Question

Mr. Bower is seeding part of his lawn, but he has only enough seed to cover $$35$$ square yards. If the area in square yards that he needs to seed can be found by $$\int \limits^{7}_{1} \left(-x^{2}+8x-7\right) \d x$$, will he have enough seed to complete the task? Explain.

Answer

**step1** Understanding the Problem

The problem asks us to determine if Mr. Bower has enough grass seed to cover a specific area of his lawn. We are given two key pieces of information:
1. The amount of seed Mr. Bower has, which can cover $$35$$ square yards.
2. The area that needs to be seeded, which is defined by the definite integral $$\int \limits^{7}_{1} \left(-x^{2}+8x-7\right) \d x$$ square yards.

**step2** Identifying the Method for Area Calculation

To find the exact area Mr. Bower needs to seed, we must evaluate the given definite integral. While calculus, which includes definite integrals, is generally beyond the scope of elementary school mathematics, the problem explicitly defines the area using this mathematical form. Therefore, we must perform the integration as presented to solve the problem.

**step3** Calculating the Antiderivative

First, we find the antiderivative of the function $$-x^{2}+8x-7$$. The power rule of integration states that $$\int x^n \d x = \frac{x^{n+1}}{n+1} + C$$.
Applying this rule to each term:
- For $$-x^{2}$$, the antiderivative is $$-\frac{x^{2+1}}{2+1} = -\frac{x^{3}}{3}$$.
- For $$+8x$$ (which is $$+8x^1$$), the antiderivative is $$+8\frac{x^{1+1}}{1+1} = +8\frac{x^{2}}{2} = +4x^{2}$$.
- For $$-7$$ (which is $$-7x^0$$), the antiderivative is $$-7\frac{x^{0+1}}{0+1} = -7x$$.
So, the antiderivative, let's call it $$F(x)$$, is $$F(x) = -\frac{x^{3}}{3} + 4x^{2} - 7x$$.
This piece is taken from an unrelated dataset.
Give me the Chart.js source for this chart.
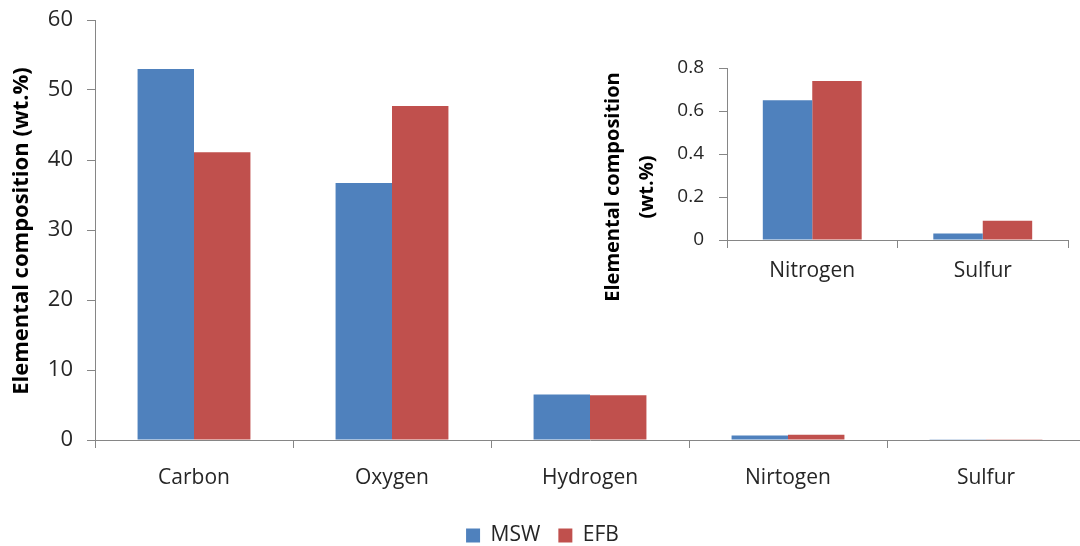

**step4** Evaluating the Definite Integral using the Fundamental Theorem of Calculus

Next, we evaluate the definite integral using the Fundamental Theorem of Calculus, which states that $$\int \limits^{b}_{a} f(x) \d x = F(b) - F(a)$$. Here, $$a=1$$ and $$b=7$$.
First, evaluate $$F(x)$$ at the upper limit $$x=7$$:
$$F(7) = -\frac{(7)^{3}}{3} + 4(7)^{2} - 7(7)$$
$$F(7) = -\frac{343}{3} + 4(49) - 49$$
$$F(7) = -\frac{343}{3} + 196 - 49$$
$$F(7) = -\frac{343}{3} + 147$$
To combine these, we find a common denominator:
$$F(7) = -\frac{343}{3} + \frac{147 \times 3}{3}$$
$$F(7) = -\frac{343}{3} + \frac{441}{3}$$
$$F(7) = \frac{441 - 343}{3} = \frac{98}{3}$$

**step5** Evaluating the Definite Integral at the Lower Limit

Now, evaluate $$F(x)$$ at the lower limit $$x=1$$:
$$F(1) = -\frac{(1)^{3}}{3} + 4(1)^{2} - 7(1)$$
$$F(1) = -\frac{1}{3} + 4(1) - 7$$
$$F(1) = -\frac{1}{3} + 4 - 7$$
$$F(1) = -\frac{1}{3} - 3$$
To combine these, we find a common denominator:
$$F(1) = -\frac{1}{3} - \frac{3 \times 3}{3}$$
$$F(1) = -\frac{1}{3} - \frac{9}{3}$$
$$F(1) = -\frac{10}{3}$$

**step6** Calculating the Total Area

Now, subtract $$F(1)$$ from $$F(7)$$:
Area $$= F(7) - F(1)$$
Area $$= \frac{98}{3} - \left(-\frac{10}{3}\right)$$
Area $$= \frac{98}{3} + \frac{10}{3}$$
Area $$= \frac{98+10}{3}$$
Area $$= \frac{108}{3}$$
Area $$= 36$$ square yards.
So, the area Mr. Bower needs to seed is $$36$$ square yards.

**step7** Comparing Seed Amount with Required Area and Concluding

Mr. Bower has enough seed to cover $$35$$ square yards.
The area he needs to seed is $$36$$ square yards.
Comparing the two values:
$$36$$ square yards (required area) > $$35$$ square yards (seed available).
Since the required area (36 square yards) is greater than the area the seed can cover (35 square yards), Mr. Bower will not have enough seed to complete the task.